Exercise directions –
Write out the entire listing below exactly as it appears, minus any pictures.

Data lines –
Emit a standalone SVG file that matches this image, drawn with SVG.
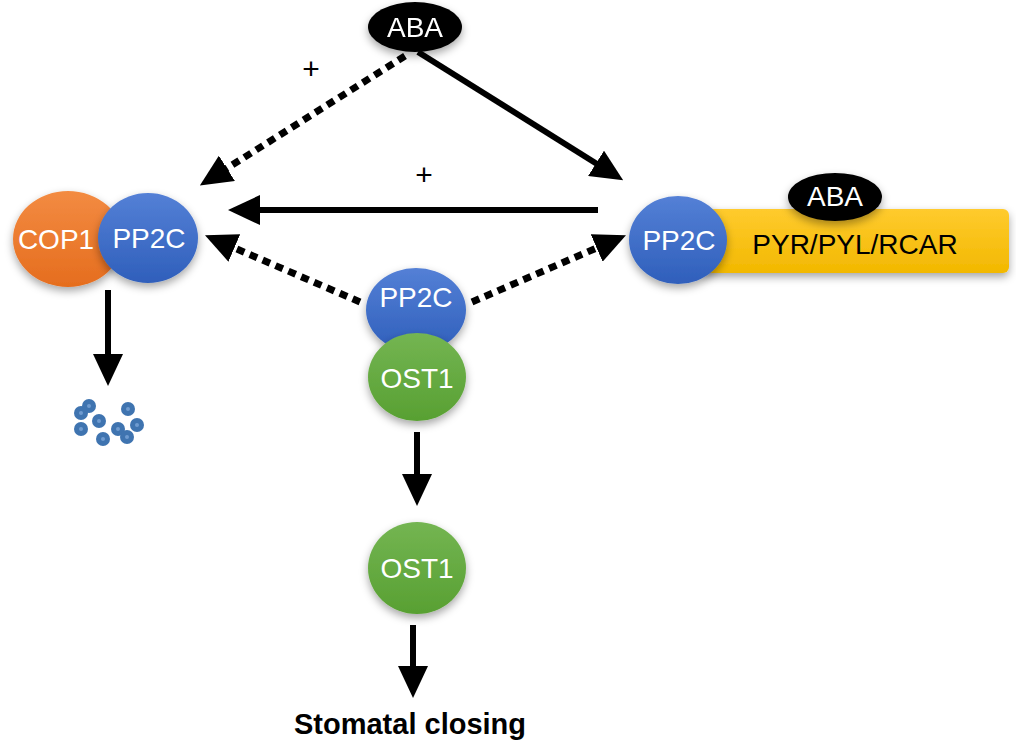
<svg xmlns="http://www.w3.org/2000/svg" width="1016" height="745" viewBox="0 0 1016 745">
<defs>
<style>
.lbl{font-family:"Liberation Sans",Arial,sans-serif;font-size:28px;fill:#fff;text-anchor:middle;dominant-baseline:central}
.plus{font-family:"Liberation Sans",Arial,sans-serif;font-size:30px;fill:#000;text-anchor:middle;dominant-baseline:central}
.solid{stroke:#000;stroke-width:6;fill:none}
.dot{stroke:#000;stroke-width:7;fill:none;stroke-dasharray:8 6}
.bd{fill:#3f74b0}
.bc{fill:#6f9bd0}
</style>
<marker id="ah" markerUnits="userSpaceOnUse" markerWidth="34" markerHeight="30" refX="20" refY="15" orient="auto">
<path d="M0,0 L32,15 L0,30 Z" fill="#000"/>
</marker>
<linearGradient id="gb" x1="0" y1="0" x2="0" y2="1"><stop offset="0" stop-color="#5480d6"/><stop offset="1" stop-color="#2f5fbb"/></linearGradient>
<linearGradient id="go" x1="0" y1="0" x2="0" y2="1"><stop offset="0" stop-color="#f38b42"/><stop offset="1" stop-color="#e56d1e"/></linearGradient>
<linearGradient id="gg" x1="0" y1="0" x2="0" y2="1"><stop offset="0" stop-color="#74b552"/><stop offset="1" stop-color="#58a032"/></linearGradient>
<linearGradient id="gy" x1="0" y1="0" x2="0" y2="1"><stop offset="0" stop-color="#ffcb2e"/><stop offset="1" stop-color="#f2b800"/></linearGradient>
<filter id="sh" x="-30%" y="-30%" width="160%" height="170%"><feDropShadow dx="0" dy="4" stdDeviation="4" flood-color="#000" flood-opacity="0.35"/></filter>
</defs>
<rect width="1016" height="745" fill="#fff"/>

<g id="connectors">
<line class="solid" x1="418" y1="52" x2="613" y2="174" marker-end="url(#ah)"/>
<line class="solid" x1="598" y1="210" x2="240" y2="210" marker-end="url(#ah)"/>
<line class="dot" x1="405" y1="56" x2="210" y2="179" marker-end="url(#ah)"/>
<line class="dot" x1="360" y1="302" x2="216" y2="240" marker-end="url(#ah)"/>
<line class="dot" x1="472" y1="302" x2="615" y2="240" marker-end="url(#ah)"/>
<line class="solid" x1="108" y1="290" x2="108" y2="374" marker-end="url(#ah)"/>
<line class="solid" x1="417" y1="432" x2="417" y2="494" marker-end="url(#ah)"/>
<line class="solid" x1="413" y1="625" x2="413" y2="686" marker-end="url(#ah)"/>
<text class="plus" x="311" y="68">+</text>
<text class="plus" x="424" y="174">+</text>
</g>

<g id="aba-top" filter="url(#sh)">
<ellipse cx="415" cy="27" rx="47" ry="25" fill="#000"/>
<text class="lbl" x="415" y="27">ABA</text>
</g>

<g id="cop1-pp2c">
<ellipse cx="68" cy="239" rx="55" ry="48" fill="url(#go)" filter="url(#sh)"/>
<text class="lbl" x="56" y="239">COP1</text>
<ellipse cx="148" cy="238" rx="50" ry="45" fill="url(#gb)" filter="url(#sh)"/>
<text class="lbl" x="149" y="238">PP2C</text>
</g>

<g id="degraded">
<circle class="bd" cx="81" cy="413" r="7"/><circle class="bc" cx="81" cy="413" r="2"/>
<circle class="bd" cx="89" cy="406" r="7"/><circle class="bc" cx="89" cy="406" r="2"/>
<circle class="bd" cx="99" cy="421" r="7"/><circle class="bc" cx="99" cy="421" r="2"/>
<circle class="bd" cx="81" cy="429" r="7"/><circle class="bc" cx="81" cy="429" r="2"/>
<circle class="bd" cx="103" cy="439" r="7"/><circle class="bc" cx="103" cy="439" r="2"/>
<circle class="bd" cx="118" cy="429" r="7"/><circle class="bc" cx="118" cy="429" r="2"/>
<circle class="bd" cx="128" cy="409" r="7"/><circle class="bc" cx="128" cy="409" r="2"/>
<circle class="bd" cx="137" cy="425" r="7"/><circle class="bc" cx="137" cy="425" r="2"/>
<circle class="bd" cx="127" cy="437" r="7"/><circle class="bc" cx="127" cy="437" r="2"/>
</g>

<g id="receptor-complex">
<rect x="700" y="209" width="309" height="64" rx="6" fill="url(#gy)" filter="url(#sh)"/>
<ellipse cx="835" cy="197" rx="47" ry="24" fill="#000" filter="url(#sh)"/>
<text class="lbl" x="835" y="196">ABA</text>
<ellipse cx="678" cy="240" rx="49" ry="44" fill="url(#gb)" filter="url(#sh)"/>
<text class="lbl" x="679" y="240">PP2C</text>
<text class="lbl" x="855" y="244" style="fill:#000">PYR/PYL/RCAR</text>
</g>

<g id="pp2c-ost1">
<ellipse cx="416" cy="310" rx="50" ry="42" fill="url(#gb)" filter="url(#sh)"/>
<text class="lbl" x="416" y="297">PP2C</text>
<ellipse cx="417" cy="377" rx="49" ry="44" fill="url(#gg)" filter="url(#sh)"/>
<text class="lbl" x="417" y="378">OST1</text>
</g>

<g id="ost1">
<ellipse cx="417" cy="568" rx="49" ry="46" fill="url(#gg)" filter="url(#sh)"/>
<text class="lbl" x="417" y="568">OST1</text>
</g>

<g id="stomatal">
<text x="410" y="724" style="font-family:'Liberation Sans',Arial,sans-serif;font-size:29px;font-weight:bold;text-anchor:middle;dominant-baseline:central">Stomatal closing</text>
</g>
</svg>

Answer to this exercise –
Emit a standalone SVG file that matches this image, drawn with SVG.
<svg xmlns="http://www.w3.org/2000/svg" width="1016" height="745" viewBox="0 0 1016 745">
<defs>
<style>
.lbl{font-family:"Liberation Sans",Arial,sans-serif;font-size:28px;fill:#fff;text-anchor:middle;dominant-baseline:central}
.plus{font-family:"Liberation Sans",Arial,sans-serif;font-size:30px;fill:#000;text-anchor:middle;dominant-baseline:central}
.solid{stroke:#000;stroke-width:6;fill:none}
.dot{stroke:#000;stroke-width:7;fill:none;stroke-dasharray:8 6}
.bd{fill:#3f74b0}
.bc{fill:#6f9bd0}
</style>
<marker id="ah" markerUnits="userSpaceOnUse" markerWidth="34" markerHeight="30" refX="20" refY="15" orient="auto">
<path d="M0,0 L32,15 L0,30 Z" fill="#000"/>
</marker>
<linearGradient id="gb" x1="0" y1="0" x2="0" y2="1"><stop offset="0" stop-color="#5480d6"/><stop offset="1" stop-color="#2f5fbb"/></linearGradient>
<linearGradient id="go" x1="0" y1="0" x2="0" y2="1"><stop offset="0" stop-color="#f38b42"/><stop offset="1" stop-color="#e56d1e"/></linearGradient>
<linearGradient id="gg" x1="0" y1="0" x2="0" y2="1"><stop offset="0" stop-color="#74b552"/><stop offset="1" stop-color="#58a032"/></linearGradient>
<linearGradient id="gy" x1="0" y1="0" x2="0" y2="1"><stop offset="0" stop-color="#ffcb2e"/><stop offset="1" stop-color="#f2b800"/></linearGradient>
<filter id="sh" x="-30%" y="-30%" width="160%" height="170%"><feDropShadow dx="0" dy="4" stdDeviation="4" flood-color="#000" flood-opacity="0.35"/></filter>
</defs>
<rect width="1016" height="745" fill="#fff"/>

<g id="connectors">
<line class="solid" x1="418" y1="52" x2="613" y2="174" marker-end="url(#ah)"/>
<line class="solid" x1="598" y1="210" x2="240" y2="210" marker-end="url(#ah)"/>
<line class="dot" x1="405" y1="56" x2="210" y2="179" marker-end="url(#ah)"/>
<line class="dot" x1="360" y1="302" x2="216" y2="240" marker-end="url(#ah)"/>
<line class="dot" x1="472" y1="302" x2="615" y2="240" marker-end="url(#ah)"/>
<line class="solid" x1="108" y1="290" x2="108" y2="374" marker-end="url(#ah)"/>
<line class="solid" x1="417" y1="432" x2="417" y2="494" marker-end="url(#ah)"/>
<line class="solid" x1="413" y1="625" x2="413" y2="686" marker-end="url(#ah)"/>
<text class="plus" x="311" y="68">+</text>
<text class="plus" x="424" y="174">+</text>
</g>

<g id="aba-top" filter="url(#sh)">
<ellipse cx="415" cy="27" rx="47" ry="25" fill="#000"/>
<text class="lbl" x="415" y="27">ABA</text>
</g>

<g id="cop1-pp2c">
<ellipse cx="68" cy="239" rx="55" ry="48" fill="url(#go)" filter="url(#sh)"/>
<text class="lbl" x="56" y="239">COP1</text>
<ellipse cx="148" cy="238" rx="50" ry="45" fill="url(#gb)" filter="url(#sh)"/>
<text class="lbl" x="149" y="238">PP2C</text>
</g>

<g id="degraded">
<circle class="bd" cx="81" cy="413" r="7"/><circle class="bc" cx="81" cy="413" r="2"/>
<circle class="bd" cx="89" cy="406" r="7"/><circle class="bc" cx="89" cy="406" r="2"/>
<circle class="bd" cx="99" cy="421" r="7"/><circle class="bc" cx="99" cy="421" r="2"/>
<circle class="bd" cx="81" cy="429" r="7"/><circle class="bc" cx="81" cy="429" r="2"/>
<circle class="bd" cx="103" cy="439" r="7"/><circle class="bc" cx="103" cy="439" r="2"/>
<circle class="bd" cx="118" cy="429" r="7"/><circle class="bc" cx="118" cy="429" r="2"/>
<circle class="bd" cx="128" cy="409" r="7"/><circle class="bc" cx="128" cy="409" r="2"/>
<circle class="bd" cx="137" cy="425" r="7"/><circle class="bc" cx="137" cy="425" r="2"/>
<circle class="bd" cx="127" cy="437" r="7"/><circle class="bc" cx="127" cy="437" r="2"/>
</g>

<g id="receptor-complex">
<rect x="700" y="209" width="309" height="64" rx="6" fill="url(#gy)" filter="url(#sh)"/>
<ellipse cx="835" cy="197" rx="47" ry="24" fill="#000" filter="url(#sh)"/>
<text class="lbl" x="835" y="196">ABA</text>
<ellipse cx="678" cy="240" rx="49" ry="44" fill="url(#gb)" filter="url(#sh)"/>
<text class="lbl" x="679" y="240">PP2C</text>
<text class="lbl" x="855" y="244" style="fill:#000">PYR/PYL/RCAR</text>
</g>

<g id="pp2c-ost1">
<ellipse cx="416" cy="310" rx="50" ry="42" fill="url(#gb)" filter="url(#sh)"/>
<text class="lbl" x="416" y="297">PP2C</text>
<ellipse cx="417" cy="377" rx="49" ry="44" fill="url(#gg)" filter="url(#sh)"/>
<text class="lbl" x="417" y="378">OST1</text>
</g>

<g id="ost1">
<ellipse cx="417" cy="568" rx="49" ry="46" fill="url(#gg)" filter="url(#sh)"/>
<text class="lbl" x="417" y="568">OST1</text>
</g>

<g id="stomatal">
<text x="410" y="724" style="font-family:'Liberation Sans',Arial,sans-serif;font-size:29px;font-weight:bold;text-anchor:middle;dominant-baseline:central">Stomatal closing</text>
</g>
</svg>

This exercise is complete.